As the federal Family and Medical Leave Act (FMLA) goes beyond its 25th anniversary, there are calls afoot to expand it by enlarging its coverage and, from some quarters, to convert it from an unpaid leave of absence for employees to receive compensation while on leave, in whole or in part, by their employers. Meanwhile, Minnesota remains in the nether region, lagging behind a growing number of states that have enacted their own, often more-expansive measures.

The law was conceived during the 1980s to allow women time off from work for childbirth and postpartum recovery. The original FMLA was passed by Congress in 1991, but the first President Bush vetoed it.

Although enacted in February 1993, it did not go into full effect for another year, in early 1994. Over the next 25 years, the law, which allows employees in midsize and large workplaces to take time off for health-related reasons, generally has been well-accepted. A survey taken by the Department of Labor, which oversees some aspects of the law, showed that it was used by about 23 million employees, nearly 17% of the eligible workforce, during the first decade of its existence.

Unlike some other employment laws, such as the Americans with Disabilities Act (ADA), the FMLA has not been the subject of many restrictive court rulings. The Supreme Court has addressed the FMLA infrequently, dealing largely with technical issues and without impairing its basic characteristics.

Efforts have been made to spread the law to more employees and make it more user-friendly for those who are covered. Democrats in Congress are chafing to enlarge coverage. Republicans have made unsuccessful attempts to rein in the law or roll back some of its provisions.

But as public attitudes have shifted to a more family-friendly attitude, some Republicans have supported maintaining or expanding the FMLA. President Donald Trump, both during the campaign and in addressing Congress, has called for some form of paid leave, but no meaningful legislation and initiatives have been proposed. The Department of Labor, which oversees enforcement of the law, has confined itself to minor technical changes.

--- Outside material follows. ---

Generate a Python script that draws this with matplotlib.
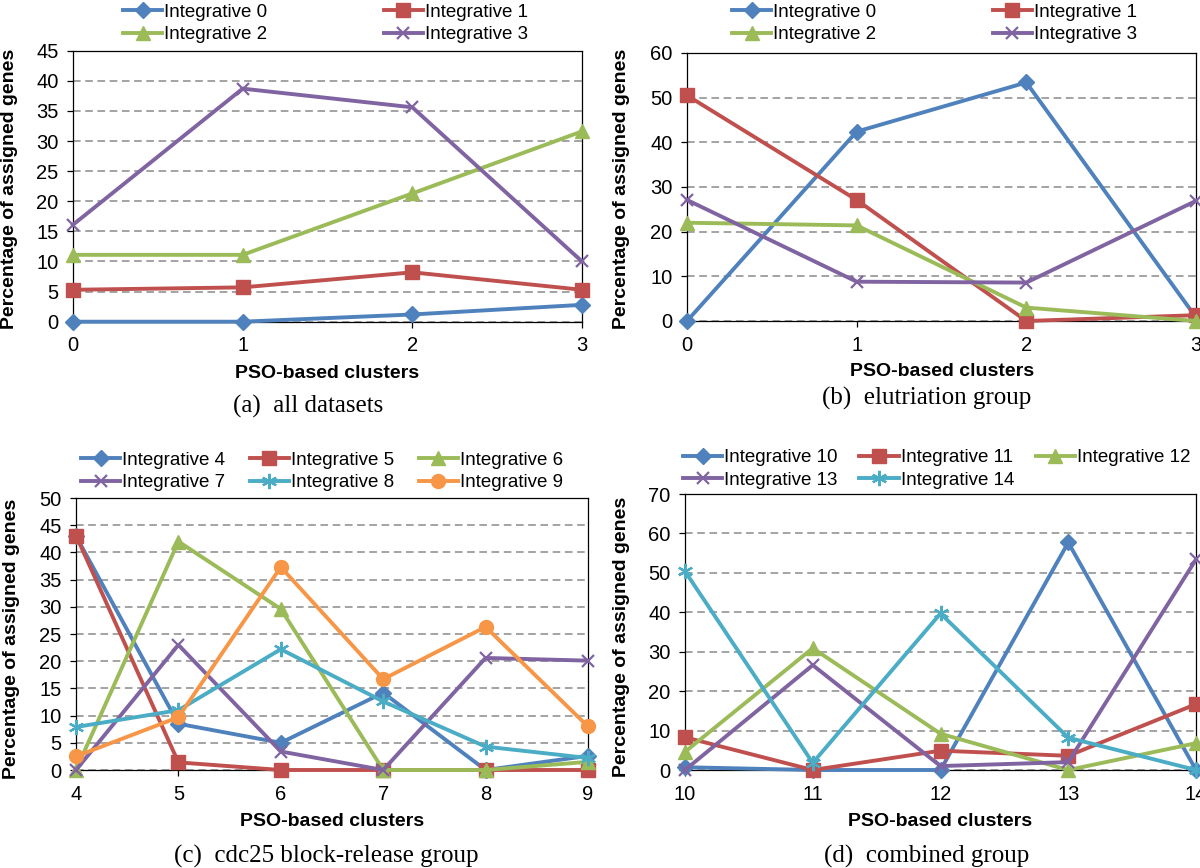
import matplotlib
matplotlib.use('Agg')
import matplotlib.pyplot as plt

W, H = 1200, 868

BLUE = '#4F81BD'
RED = '#C0504D'
GREEN = '#9BBB59'
PURPLE = '#8064A2'
AQUA = '#4BACC6'
ORANGE = '#F79646'

# (a) all datasets
a_clusters = [0, 1, 2, 3]
a_labels = ['Integrative 0', 'Integrative 1', 'Integrative 2', 'Integrative 3']
a_int0 = [0.0, 0.0, 1.2, 2.8]
a_int1 = [5.3, 5.7, 8.2, 5.3]
a_int2 = [11.1, 11.1, 21.3, 31.6]
a_int3 = [16.1, 38.7, 35.6, 10.0]

# (b) elutriation group
b_clusters = [0, 1, 2, 3]
b_labels = ['Integrative 0', 'Integrative 1', 'Integrative 2', 'Integrative 3']
b_int0 = [0.0, 42.4, 53.4, 0.8]
b_int1 = [50.5, 27.1, 0.0, 1.3]
b_int2 = [22.0, 21.4, 3.0, 0.0]
b_int3 = [27.1, 8.8, 8.6, 26.9]

# (c) cdc25 block-release group
c_clusters = [4, 5, 6, 7, 8, 9]
c_labels = ['Integrative 4', 'Integrative 5', 'Integrative 6',
            'Integrative 7', 'Integrative 8', 'Integrative 9']
c_int4 = [43.0, 8.5, 5.0, 14.2, 0.0, 2.6]
c_int5 = [43.1, 1.4, 0.0, 0.0, 0.0, 0.0]
c_int6 = [0.0, 42.0, 29.6, 0.0, 0.0, 1.5]
c_int7 = [0.0, 23.0, 3.4, 0.0, 20.6, 20.1]
c_int8 = [7.9, 11.0, 22.2, 12.6, 4.3, 2.2]
c_int9 = [2.5, 9.7, 37.3, 16.7, 26.3, 8.0]

# (d) combined group
d_clusters = [10, 11, 12, 13, 14]
d_labels = ['Integrative 10', 'Integrative 11', 'Integrative 12',
            'Integrative 13', 'Integrative 14']
d_int10 = [0.7, 0.0, 0.0, 57.7, 0.0]
d_int11 = [8.3, 0.0, 4.9, 3.6, 16.7]
d_int12 = [4.6, 30.9, 9.2, 0.0, 6.8]
d_int13 = [0.0, 26.6, 1.0, 2.0, 53.4]
d_int14 = [50.4, 1.8, 39.7, 8.2, 0.0]

STYLES = [
    dict(color=BLUE, marker='D', markersize=8),
    dict(color=RED, marker='s', markersize=10),
    dict(color=GREEN, marker='^', markersize=10.5),
    dict(color=PURPLE, marker='x', markersize=9, markeredgewidth=1.6),
    dict(color=AQUA, marker=(6, 2, 0), markersize=11, markeredgewidth=1.6),
    dict(color=ORANGE, marker='o', markersize=10),
]

plt.rcParams['font.family'] = ['Liberation Sans', 'DejaVu Sans']

fig = plt.figure(figsize=(W / 100, H / 100), dpi=100)


def px_axes(x0, x1, y0, y1):
    return fig.add_axes([x0 / W, 1 - y1 / H, (x1 - x0) / W, (y1 - y0) / H])


def px_text(x, y, s, **kw):
    fig.text(x / W, 1 - y / H, s, ha='center', va='center', **kw)


def row_major(items, ncol):
    # matplotlib fills legend columns first; reorder so entries read across rows
    n = len(items)
    nrows = -(-n // ncol)
    return [items[r * ncol + c] for c in range(ncol) for r in range(nrows)
            if r * ncol + c < n]


def draw_panel(box, clusters, series, labels, ymax, ystep, legend_pos,
               ncol, colspace, xlab_pos, ylab_pos, cap_pos, caption):
    ax = px_axes(*box)
    handles = []
    for vals, st in zip(series, STYLES):
        ln, = ax.plot(clusters, vals, linewidth=2.8, clip_on=False, zorder=3, **st)
        handles.append(ln)
    ax.set_xlim(clusters[0], clusters[-1])
    ax.set_ylim(0, ymax)
    ax.set_xticks(clusters)
    ax.set_yticks(range(0, ymax + 1, ystep))
    ax.yaxis.grid(True, linestyle=(0, (5, 3)), color='#8a8a8a', linewidth=1.1)
    ax.set_axisbelow(True)
    for sp in ax.spines.values():
        sp.set_linewidth(0.9)
        sp.set_color('black')
        sp.set_zorder(2.5)
    ax.tick_params(axis='both', direction='out', length=4.5, width=0.9,
                   labelsize=14.5)
    ax.tick_params(axis='x', pad=6)
    ax.tick_params(axis='y', pad=6)

    fig.legend(row_major(handles, ncol), row_major(labels, ncol), ncol=ncol,
               loc='center left',
               bbox_to_anchor=(legend_pos[0] / W, 1 - legend_pos[1] / H),
               frameon=False, fontsize=13.5, handlelength=2.1, handletextpad=0.1,
               columnspacing=colspace, labelspacing=0.3, borderpad=0,
               borderaxespad=0)

    px_text(*xlab_pos, 'PSO-based clusters', fontsize=14, fontweight='bold')
    px_text(*ylab_pos, 'Percentage of assigned genes', fontsize=14,
            fontweight='bold', rotation=90)
    px_text(*cap_pos, caption, fontsize=18,
            family=['Liberation Serif', 'DejaVu Serif'])
    return ax


draw_panel((73, 582, 50.7, 321.7), a_clusters, [a_int0, a_int1, a_int2, a_int3],
           a_labels, 45, 5, (123, 23.4), 2, 6.2, (327, 373), (10, 189),
           (308, 406), '(a)  all datasets')

draw_panel((687, 1196, 53, 321), b_clusters, [b_int0, b_int1, b_int2, b_int3],
           b_labels, 60, 10, (732, 23.4), 2, 6.2, (942, 372), (621, 189),
           (927, 398), '(b)  elutriation group')

draw_panel((76, 588, 498, 770), c_clusters,
           [c_int4, c_int5, c_int6, c_int7, c_int8, c_int9],
           c_labels, 50, 5, (81, 471.5), 3, 1.3, (332, 822), (12, 639),
           (326, 856), '(c)  cdc25 block-release group')

draw_panel((685, 1196, 494, 770), d_clusters,
           [d_int10, d_int11, d_int12, d_int13, d_int14],
           d_labels, 70, 10, (683, 469), 3, 1.15, (940, 822), (621, 637),
           (927, 856), '(d)  combined group')

fig.savefig('out.png', dpi=100)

Because the FMLA applies to workplaces with 50 or more employees, it covers only about 25% of the workforce. Those who are covered may take unpaid leave for up to 12 weeks per year because of a “serious health condition,” which usually means an affliction that necessitates consulting with a medical provider or having ongoing treatment; to take care of an immediate family member who is sick; for maternity or paternity leave before or after childbirth; or for adopting a child.

Employees can use any accrued sick leave or vacation leave to be paid during the time that they are off work. Those few who have private-disability insurance can be paid under those policies.

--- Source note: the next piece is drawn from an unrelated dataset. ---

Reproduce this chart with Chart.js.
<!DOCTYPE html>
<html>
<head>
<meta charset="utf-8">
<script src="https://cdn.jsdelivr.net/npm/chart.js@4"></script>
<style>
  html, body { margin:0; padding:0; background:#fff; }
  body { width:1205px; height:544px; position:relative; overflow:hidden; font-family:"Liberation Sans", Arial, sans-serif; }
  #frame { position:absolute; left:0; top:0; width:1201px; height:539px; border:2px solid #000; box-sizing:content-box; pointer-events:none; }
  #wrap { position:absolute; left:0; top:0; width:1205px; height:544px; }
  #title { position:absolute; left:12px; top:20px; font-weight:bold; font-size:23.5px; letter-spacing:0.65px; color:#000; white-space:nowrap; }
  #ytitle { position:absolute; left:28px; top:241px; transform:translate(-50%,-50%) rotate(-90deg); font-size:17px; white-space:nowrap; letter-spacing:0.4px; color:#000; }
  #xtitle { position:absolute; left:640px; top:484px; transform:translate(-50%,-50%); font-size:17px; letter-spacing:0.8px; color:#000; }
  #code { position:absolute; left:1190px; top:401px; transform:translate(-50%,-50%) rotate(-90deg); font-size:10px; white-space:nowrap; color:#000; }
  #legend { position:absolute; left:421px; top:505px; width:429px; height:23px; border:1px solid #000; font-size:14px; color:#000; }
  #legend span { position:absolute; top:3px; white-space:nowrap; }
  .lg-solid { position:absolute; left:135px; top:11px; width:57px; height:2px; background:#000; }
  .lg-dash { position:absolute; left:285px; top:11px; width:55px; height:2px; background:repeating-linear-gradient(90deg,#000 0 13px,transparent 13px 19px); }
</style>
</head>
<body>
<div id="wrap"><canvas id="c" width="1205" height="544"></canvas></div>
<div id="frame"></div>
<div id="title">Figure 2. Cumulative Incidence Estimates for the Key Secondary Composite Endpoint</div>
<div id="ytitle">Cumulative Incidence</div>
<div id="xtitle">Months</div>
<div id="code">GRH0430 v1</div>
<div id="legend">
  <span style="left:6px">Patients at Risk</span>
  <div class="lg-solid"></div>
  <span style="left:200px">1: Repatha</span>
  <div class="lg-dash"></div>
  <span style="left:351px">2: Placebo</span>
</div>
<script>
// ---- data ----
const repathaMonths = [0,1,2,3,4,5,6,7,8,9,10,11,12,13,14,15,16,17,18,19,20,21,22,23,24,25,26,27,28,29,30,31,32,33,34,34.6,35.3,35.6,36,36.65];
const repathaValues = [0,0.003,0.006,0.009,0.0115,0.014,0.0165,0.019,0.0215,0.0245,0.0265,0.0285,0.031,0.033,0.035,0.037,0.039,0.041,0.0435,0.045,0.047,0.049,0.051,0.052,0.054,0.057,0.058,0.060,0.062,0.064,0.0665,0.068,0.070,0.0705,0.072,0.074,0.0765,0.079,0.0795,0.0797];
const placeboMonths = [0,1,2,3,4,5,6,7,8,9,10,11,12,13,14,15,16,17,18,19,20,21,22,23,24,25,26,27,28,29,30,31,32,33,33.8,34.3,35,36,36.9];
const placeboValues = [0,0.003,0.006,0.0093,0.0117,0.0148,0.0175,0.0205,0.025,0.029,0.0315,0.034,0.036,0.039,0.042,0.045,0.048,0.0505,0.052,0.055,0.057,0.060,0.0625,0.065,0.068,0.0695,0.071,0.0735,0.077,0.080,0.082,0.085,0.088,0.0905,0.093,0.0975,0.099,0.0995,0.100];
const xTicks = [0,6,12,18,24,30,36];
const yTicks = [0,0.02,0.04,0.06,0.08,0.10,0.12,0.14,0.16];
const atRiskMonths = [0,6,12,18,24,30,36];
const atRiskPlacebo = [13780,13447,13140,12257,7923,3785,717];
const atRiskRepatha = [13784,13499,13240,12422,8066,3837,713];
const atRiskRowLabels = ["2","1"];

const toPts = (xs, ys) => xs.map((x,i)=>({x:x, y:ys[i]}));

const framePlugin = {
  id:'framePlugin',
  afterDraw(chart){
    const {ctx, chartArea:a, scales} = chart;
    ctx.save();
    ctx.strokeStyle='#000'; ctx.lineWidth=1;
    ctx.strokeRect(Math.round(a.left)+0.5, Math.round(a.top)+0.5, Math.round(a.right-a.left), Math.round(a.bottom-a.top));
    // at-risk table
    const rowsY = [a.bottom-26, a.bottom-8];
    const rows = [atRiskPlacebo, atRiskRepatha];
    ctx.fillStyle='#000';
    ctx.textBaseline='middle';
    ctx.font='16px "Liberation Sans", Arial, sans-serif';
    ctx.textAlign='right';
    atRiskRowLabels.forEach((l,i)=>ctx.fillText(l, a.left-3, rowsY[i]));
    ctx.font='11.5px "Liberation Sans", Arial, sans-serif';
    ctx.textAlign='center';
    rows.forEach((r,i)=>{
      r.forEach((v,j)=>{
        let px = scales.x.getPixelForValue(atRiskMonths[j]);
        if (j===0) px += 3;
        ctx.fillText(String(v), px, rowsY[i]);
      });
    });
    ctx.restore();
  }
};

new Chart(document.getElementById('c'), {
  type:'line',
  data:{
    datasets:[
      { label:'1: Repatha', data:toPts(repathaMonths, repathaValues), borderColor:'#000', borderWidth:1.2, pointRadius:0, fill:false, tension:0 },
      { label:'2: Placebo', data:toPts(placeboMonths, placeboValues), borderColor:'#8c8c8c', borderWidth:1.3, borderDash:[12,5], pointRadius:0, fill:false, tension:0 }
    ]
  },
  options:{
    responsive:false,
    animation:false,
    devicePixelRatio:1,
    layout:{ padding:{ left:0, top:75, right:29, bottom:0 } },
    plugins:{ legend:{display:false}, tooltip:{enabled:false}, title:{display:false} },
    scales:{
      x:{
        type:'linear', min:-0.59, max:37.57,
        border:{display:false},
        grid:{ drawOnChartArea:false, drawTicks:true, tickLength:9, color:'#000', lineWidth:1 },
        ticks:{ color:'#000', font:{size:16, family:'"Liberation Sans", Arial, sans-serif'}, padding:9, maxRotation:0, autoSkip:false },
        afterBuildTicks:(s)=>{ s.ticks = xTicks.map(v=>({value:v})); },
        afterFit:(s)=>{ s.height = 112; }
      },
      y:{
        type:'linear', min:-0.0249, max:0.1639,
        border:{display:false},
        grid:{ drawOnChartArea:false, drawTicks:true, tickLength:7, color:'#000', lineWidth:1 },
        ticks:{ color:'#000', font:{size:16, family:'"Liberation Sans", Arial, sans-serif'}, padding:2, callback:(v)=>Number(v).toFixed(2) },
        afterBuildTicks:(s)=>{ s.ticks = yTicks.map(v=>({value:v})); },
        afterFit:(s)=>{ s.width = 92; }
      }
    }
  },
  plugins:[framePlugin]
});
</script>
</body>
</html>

Most employers who provide health insurance, as do the bulk of large employers, generally have short-term or long-term disability insurance policies that may provide some compensation for employees on leave.

An employee taking a leave of absence must be reinstated to the same position, at the same salary and benefits, upon return. An employer who fails to do so may be subject to suit for retaliation and may be required to reinstate the employee as well as pay damages.

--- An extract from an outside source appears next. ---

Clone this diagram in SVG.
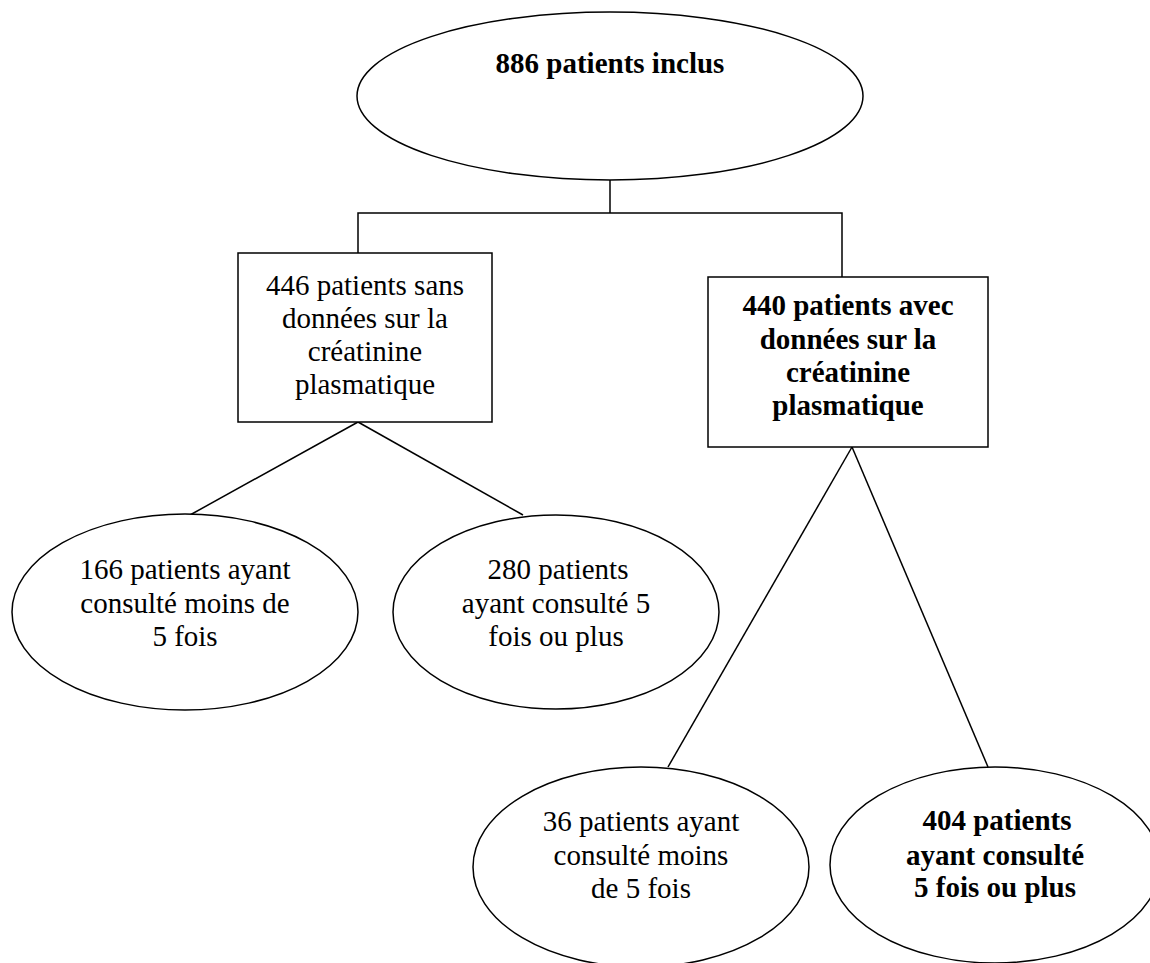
<svg xmlns="http://www.w3.org/2000/svg" width="1150" height="963" viewBox="0 0 1150 963">
<style>
.shape{fill:#fff;stroke:#000;stroke-width:1.5}
.conn line, .conn polyline{stroke:#000;stroke-width:1.5;fill:none}
text{font-family:"Liberation Serif","Times New Roman",serif;font-size:29px;fill:#000;text-anchor:middle}
.b{font-weight:bold}
</style>
<rect width="1150" height="963" fill="#fff"/>
<g class="conn">
<line x1="610" y1="180" x2="610" y2="213"/>
<polyline points="358,253 358,213 842,213 842,277"/>
<line x1="358" y1="422" x2="190" y2="515"/>
<line x1="358" y1="422" x2="523" y2="515"/>
<line x1="852" y1="447" x2="668" y2="767"/>
<line x1="852" y1="447" x2="988" y2="767"/>
</g>
<g id="n886">
<ellipse class="shape" cx="610" cy="96" rx="253" ry="84"/>
<text class="b" x="610" y="73">886 patients inclus</text>
</g>
<g id="n446">
<rect class="shape" x="238" y="253" width="254" height="169"/>
<text x="365" y="295">446 patients sans</text>
<text x="365" y="328">données sur la</text>
<text x="365" y="361">créatinine</text>
<text x="365" y="394">plasmatique</text>
</g>
<g id="n440">
<rect class="shape" x="708" y="277" width="280" height="170"/>
<text class="b" x="848" y="315">440 patients avec</text>
<text class="b" x="848" y="349">données sur la</text>
<text class="b" x="848" y="382">créatinine</text>
<text class="b" x="848" y="415">plasmatique</text>
</g>
<g id="n166">
<ellipse class="shape" cx="185" cy="612" rx="173" ry="98"/>
<text x="185" y="579">166 patients ayant</text>
<text x="185" y="613">consulté moins de</text>
<text x="185" y="646">5 fois</text>
</g>
<g id="n280">
<ellipse class="shape" cx="556" cy="612" rx="163" ry="97"/>
<text x="558" y="579">280 patients</text>
<text x="556" y="613">ayant consulté 5</text>
<text x="556" y="646">fois ou plus</text>
</g>
<g id="n36">
<ellipse class="shape" cx="641" cy="867" rx="168" ry="100"/>
<text x="641" y="831">36 patients ayant</text>
<text x="641" y="865">consulté moins</text>
<text x="641" y="898">de 5 fois</text>
</g>
<g id="n404">
<ellipse class="shape" cx="995" cy="865" rx="165" ry="98"/>
<text class="b" x="997" y="830">404 patients</text>
<text class="b" x="995" y="865">ayant consulté</text>
<text class="b" x="995" y="897">5 fois ou plus</text>
</g>
</svg>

One exception to the reinstatement requirement concerns “key” employees, defined as those within the top 10% of the pay scale. Because of the difficulty of obtaining temporary fill-ins for high-level positions, the law permits employers to refrain from reinstating such an employee to a prior position upon return from leave of absence if doing so would create “substantial and grievous economic injury” to the employer.

The restiveness with the restrictions in the federal law have led many states and local units of government to come up with their own mini-FMLA measure more than two dozen states and local units of government, including Wisconsin, California, Ohio, the District of Columbia, and the city of Seattle have their own measures that provide leaves of absence, including some paid leaves, for those who are not covered by the FMLA.

The mini-leave laws enacted in Minneapolis and St. Paul, providing some increased time off for sick leave, are extremely modest steps in that direction. But on a statewide basis, Minnesota is a laggard.

The state does not have its own mini-FMLA. The closest parallel is the Minnesota Pregnancy and Parenting Leave Act, which applies to employers with 21 or more employees. That law allows parents up to 16 hours per year of unpaid time off from work to participate in their children’s school activities, and it also contains a provision allowing up to six weeks of unpaid absence for maternity or paternity leave.

There are, to be sure, incidents in which employees have abused the FMLA and other leaves of absence. But 25 years of experience under the FMLA reflect that the improprieties are far outweighed by the legitimate utilization by employees. As the momentum to expand the concept spreads, it’s time for Minnesota to jump on the bandwagon belatedly during the upcoming legislative session. It would be a fitting way to mark a quarter-century of the FMLA.


Marshall Tanick is an employment law attorney with the Twin Cities law firm of Meyer Njus Tanick.